Hopes of a GOP pickup in the south bay Assembly seat vacated by
Mike Gordon's death were dashed yesterday when
Ted Lieu cruised to a 40-point victory over Republican
Mary Jo Ford. With Lieu receiving 59% of the overall vote, there will be no runoff. Ford, a physician, spent $255,000 of her own money, and received 19% of the vote.
The governor moved
Pat Clarey to the campaign yesterday, and announce
Peter Siggins as interim chief of staff during her absence. Assembly Speaker Fabian Nuņez was
not available for comment.
Meanwhile, the governor's campaign team announced that
Steve Poizner will be the governor's point man on Proposition 77. "The press release from Team Arnold says that the 47-year old former Silicon Valley tech exec will lead a "broad coalition"of Prop 77 supporters known as Redistrict California,"
reports KQED's John Myers.
"Those efforts will be separate, however, from the group already campaigning for Prop 77, Californians For Fair Redistricting. That group is led by another wealthy GOP businessman who may aspire to public office,
Bill Mundell [who is a likely candidate against
Dianne Feinstein next year]."
"So what might Poizner's new Prop 77 efforts mean? The fall campaign could certainly help raise the name ID of a candidate running for statewide office in the 2006 GOP primary.
And some political insiders say it could also mean a new source of cash for the 'yes' on 77 efforts: the Poizner family trust."
The AP
reports on Mundell's independent effort, which he says he is pushing "largely over fears the measure will fail if tied directly to Schwarzenegger's other Republican-backed ballot initiatives."

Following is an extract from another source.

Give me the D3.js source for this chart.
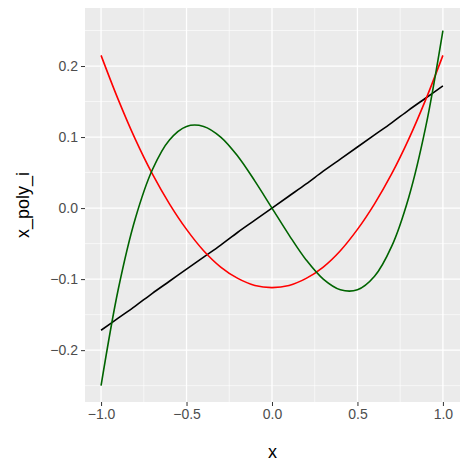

You know it's bad when Bill Mundell thinks he's more popular than you.
Speaking of wealthy initiative backers,
Rob Reiner visited San Diego yesterday to
push for his measure to raise taxes for preschool programs. When pushed about whether he was running for office, Reiner showed that he has the political non-commital down pat. "'If I feel I can get something done this way, this is what I do,' he said. '
If at some point in time, I think that the best way to accomplish things is through elected office, then that's something I'll consider at that time, but I'm not thinking about that right now.'"

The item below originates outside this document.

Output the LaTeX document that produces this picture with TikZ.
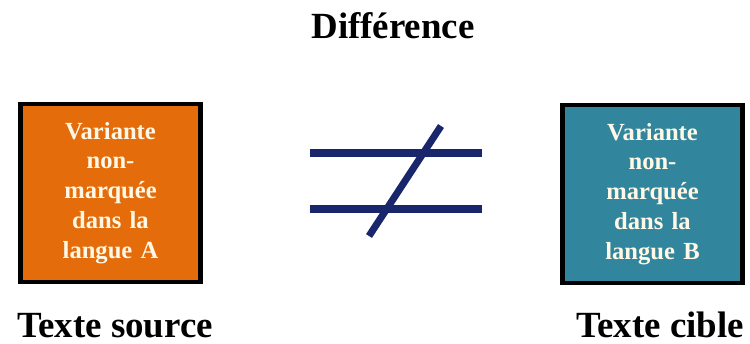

Dan Walters writes about the promised
"job killer" fight that never was. "The lingering question is why Democrats decided to pull back this year rather than flood Schwarzenegger's desk with veto-bait bills. None of the leaders will even acknowledge there was a tactical retreat, much less explain it, but perhaps it was an effort to reduce the friction with business in hopes that executives would feel less compulsion to support Schwarzenegger's drive and contribute to a measure that would force public worker unions to get their members' permission to take political contributions from their paychecks."
The University of California
got two new regents yesterday, with the governor's appointment of former director of finance
Russ Gould and San Francisco developer
Leslie Tang Schilling. In the press release, the governor's office stated that Schilling is registered with the
American Independent Party, which should at least trigger clarifying questions at her confirmation hearing.
From our
Nguyen-Nguyen Situation files,
Madison Nguyen easily beat Linda Nguyen in a runoff for a seat on the San Jose City Council. "Nguyen, a Franklin-McKinley School District board member who already held the distinction of being the first Vietnamese woman to hold public office in California, received 62.7 percent of the vote while her opponent
Linda Nguyen garnered 37.8 percent with all the precincts reporting."
Finally, yesterday we pointed out a news report that said that
Reggie, the Los Angeles alligator, had been caught and taken to the Los Angeles Zoo. Alas, it was a hoax, and the
roaming reptile is still free in Lake Machado.
Jay Young, the Colorado alligator wrangler that tried unsuccessfully to capture Reggie, thinks he knows who called the Associated Press yesterday morning to falsely report the capture.
"'I think it's a disgruntled employee [of Colorado Gators] who is not right in the head, and he's done this before,' the wrangler said. 'I won't tell you his name, but four months ago he called up a [Colorado] radio station during the whitewater rafting festival and claimed there was a 10-foot alligator in the river, then later called and said we'd caught it.'"
Imagine that, a gator wrangler who is not right in the head.